Source code of charts:
********

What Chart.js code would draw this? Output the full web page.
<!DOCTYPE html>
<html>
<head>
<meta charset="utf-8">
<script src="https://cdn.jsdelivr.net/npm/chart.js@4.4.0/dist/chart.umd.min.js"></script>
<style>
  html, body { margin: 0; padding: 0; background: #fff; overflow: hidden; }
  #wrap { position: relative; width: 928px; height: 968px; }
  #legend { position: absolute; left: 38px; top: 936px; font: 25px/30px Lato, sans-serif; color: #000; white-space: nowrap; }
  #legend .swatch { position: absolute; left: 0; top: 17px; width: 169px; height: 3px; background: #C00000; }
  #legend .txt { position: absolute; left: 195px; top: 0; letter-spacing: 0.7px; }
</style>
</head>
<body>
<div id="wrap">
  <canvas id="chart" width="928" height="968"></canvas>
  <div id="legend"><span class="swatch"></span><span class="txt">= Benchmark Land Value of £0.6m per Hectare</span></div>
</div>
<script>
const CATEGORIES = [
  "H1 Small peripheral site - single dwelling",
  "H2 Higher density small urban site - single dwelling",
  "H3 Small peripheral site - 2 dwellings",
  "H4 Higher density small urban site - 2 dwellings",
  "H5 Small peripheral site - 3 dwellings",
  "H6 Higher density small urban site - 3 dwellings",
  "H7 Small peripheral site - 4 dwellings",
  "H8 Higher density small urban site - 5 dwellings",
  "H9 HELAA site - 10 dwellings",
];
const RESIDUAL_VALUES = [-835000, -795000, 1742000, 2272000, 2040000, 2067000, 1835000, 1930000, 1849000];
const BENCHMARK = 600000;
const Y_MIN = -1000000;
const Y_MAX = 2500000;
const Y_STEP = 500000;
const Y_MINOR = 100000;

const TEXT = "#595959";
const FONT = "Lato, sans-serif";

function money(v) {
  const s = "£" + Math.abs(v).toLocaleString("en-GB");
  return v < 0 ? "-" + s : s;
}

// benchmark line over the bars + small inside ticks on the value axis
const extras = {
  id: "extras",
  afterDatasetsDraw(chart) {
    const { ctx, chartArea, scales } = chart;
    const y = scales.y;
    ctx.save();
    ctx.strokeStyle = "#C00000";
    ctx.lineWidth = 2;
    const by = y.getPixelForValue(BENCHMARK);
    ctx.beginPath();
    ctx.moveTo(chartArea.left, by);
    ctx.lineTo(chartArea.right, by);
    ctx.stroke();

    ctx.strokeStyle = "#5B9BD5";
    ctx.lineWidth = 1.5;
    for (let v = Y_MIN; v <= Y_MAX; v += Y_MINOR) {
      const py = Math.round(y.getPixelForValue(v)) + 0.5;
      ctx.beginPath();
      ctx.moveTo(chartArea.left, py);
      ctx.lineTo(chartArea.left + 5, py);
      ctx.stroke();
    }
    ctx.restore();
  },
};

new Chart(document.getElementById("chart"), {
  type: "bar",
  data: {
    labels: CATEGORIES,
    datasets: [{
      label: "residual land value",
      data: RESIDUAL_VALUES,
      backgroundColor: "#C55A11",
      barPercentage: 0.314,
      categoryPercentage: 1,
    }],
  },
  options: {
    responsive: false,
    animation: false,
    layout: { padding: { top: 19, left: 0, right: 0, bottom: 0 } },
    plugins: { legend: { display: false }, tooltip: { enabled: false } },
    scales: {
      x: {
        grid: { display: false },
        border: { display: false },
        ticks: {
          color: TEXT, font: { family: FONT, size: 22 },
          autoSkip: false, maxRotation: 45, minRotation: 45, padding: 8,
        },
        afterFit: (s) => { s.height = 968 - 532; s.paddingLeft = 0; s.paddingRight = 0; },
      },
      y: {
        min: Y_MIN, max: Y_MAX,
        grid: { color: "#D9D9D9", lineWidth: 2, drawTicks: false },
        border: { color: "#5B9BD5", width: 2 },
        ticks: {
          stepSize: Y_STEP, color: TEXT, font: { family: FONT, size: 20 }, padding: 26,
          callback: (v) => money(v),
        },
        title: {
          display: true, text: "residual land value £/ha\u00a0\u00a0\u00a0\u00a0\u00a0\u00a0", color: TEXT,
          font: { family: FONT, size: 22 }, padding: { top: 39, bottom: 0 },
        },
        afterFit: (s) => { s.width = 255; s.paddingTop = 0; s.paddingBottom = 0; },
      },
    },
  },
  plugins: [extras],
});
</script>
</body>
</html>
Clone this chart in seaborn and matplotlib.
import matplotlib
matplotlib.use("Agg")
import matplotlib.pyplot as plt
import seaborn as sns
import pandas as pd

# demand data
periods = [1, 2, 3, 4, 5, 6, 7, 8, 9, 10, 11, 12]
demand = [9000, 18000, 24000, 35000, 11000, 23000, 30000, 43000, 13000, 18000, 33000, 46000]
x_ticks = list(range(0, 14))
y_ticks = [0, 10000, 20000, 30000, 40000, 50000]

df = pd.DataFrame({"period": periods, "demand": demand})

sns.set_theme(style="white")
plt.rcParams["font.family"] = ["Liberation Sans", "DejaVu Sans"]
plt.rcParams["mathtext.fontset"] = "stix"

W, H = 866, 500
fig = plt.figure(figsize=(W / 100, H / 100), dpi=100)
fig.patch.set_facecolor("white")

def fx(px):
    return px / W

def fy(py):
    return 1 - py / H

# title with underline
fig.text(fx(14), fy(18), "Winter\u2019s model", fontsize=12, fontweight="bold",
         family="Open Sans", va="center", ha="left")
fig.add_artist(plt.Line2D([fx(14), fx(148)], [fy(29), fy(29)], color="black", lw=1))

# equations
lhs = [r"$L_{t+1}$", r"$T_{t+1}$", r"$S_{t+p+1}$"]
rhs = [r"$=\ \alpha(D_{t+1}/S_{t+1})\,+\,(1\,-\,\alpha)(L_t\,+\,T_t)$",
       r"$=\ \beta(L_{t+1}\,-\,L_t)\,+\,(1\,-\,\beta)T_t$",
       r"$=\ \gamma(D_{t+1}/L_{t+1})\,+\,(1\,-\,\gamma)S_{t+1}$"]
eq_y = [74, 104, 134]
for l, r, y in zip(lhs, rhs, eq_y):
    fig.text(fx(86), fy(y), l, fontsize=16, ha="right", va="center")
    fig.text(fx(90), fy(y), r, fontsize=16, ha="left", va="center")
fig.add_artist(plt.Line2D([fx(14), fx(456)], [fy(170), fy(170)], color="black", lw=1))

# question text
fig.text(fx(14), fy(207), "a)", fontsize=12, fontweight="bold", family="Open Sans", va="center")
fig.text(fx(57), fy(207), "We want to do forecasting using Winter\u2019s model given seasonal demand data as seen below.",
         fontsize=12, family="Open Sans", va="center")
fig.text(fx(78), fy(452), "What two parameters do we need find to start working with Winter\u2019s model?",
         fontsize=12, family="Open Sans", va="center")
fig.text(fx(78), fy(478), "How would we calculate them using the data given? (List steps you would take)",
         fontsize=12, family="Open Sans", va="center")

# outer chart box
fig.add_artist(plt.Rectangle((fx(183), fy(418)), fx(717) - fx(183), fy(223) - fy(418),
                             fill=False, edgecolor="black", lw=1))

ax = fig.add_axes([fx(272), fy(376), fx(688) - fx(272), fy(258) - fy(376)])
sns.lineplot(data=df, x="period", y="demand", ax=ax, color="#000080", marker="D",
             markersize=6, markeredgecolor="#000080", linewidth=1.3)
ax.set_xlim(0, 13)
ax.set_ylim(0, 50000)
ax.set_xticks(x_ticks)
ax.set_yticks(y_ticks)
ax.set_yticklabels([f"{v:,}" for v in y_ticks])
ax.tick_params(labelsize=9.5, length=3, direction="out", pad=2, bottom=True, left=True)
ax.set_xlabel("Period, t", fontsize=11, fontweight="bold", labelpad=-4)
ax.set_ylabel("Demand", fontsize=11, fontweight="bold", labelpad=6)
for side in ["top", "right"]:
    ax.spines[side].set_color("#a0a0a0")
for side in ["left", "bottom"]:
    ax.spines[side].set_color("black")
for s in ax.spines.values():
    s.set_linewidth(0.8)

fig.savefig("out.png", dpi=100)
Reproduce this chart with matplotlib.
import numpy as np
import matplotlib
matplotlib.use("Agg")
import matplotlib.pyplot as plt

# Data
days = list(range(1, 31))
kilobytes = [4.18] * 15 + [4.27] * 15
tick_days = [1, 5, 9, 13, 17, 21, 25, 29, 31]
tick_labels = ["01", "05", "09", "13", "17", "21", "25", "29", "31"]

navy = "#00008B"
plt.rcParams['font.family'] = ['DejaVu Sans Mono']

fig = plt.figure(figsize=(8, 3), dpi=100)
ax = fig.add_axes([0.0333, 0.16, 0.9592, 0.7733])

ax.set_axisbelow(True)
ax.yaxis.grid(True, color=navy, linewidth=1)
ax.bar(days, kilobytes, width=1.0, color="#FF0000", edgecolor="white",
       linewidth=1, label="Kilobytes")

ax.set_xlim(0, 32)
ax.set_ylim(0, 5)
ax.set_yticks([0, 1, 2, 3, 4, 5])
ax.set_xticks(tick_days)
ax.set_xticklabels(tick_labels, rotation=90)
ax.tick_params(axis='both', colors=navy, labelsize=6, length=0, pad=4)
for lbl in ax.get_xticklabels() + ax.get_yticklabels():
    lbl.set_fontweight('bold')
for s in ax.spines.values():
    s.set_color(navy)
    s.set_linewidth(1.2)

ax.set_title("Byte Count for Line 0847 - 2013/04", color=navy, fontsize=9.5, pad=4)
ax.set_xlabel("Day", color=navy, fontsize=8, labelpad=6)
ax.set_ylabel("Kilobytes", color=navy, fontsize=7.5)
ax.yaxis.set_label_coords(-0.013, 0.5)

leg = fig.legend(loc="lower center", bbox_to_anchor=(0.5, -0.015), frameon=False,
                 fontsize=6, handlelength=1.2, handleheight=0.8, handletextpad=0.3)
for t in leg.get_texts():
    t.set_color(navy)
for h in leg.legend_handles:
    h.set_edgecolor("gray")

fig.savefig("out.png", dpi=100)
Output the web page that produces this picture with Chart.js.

********

**SET EXERCISE**
Nothing beyond the lines starting at the line containing "Clone this chart in seaborn and matplotlib." and ending at the line containing "return 1 - py / H" is to be reproduced; reproduce those lines exactly, both ends included.

**EXPECTED ANSWER**
Clone this chart in seaborn and matplotlib.
import matplotlib
matplotlib.use("Agg")
import matplotlib.pyplot as plt
import seaborn as sns
import pandas as pd

# demand data
periods = [1, 2, 3, 4, 5, 6, 7, 8, 9, 10, 11, 12]
demand = [9000, 18000, 24000, 35000, 11000, 23000, 30000, 43000, 13000, 18000, 33000, 46000]
x_ticks = list(range(0, 14))
y_ticks = [0, 10000, 20000, 30000, 40000, 50000]

df = pd.DataFrame({"period": periods, "demand": demand})

sns.set_theme(style="white")
plt.rcParams["font.family"] = ["Liberation Sans", "DejaVu Sans"]
plt.rcParams["mathtext.fontset"] = "stix"

W, H = 866, 500
fig = plt.figure(figsize=(W / 100, H / 100), dpi=100)
fig.patch.set_facecolor("white")

def fx(px):
    return px / W

def fy(py):
    return 1 - py / H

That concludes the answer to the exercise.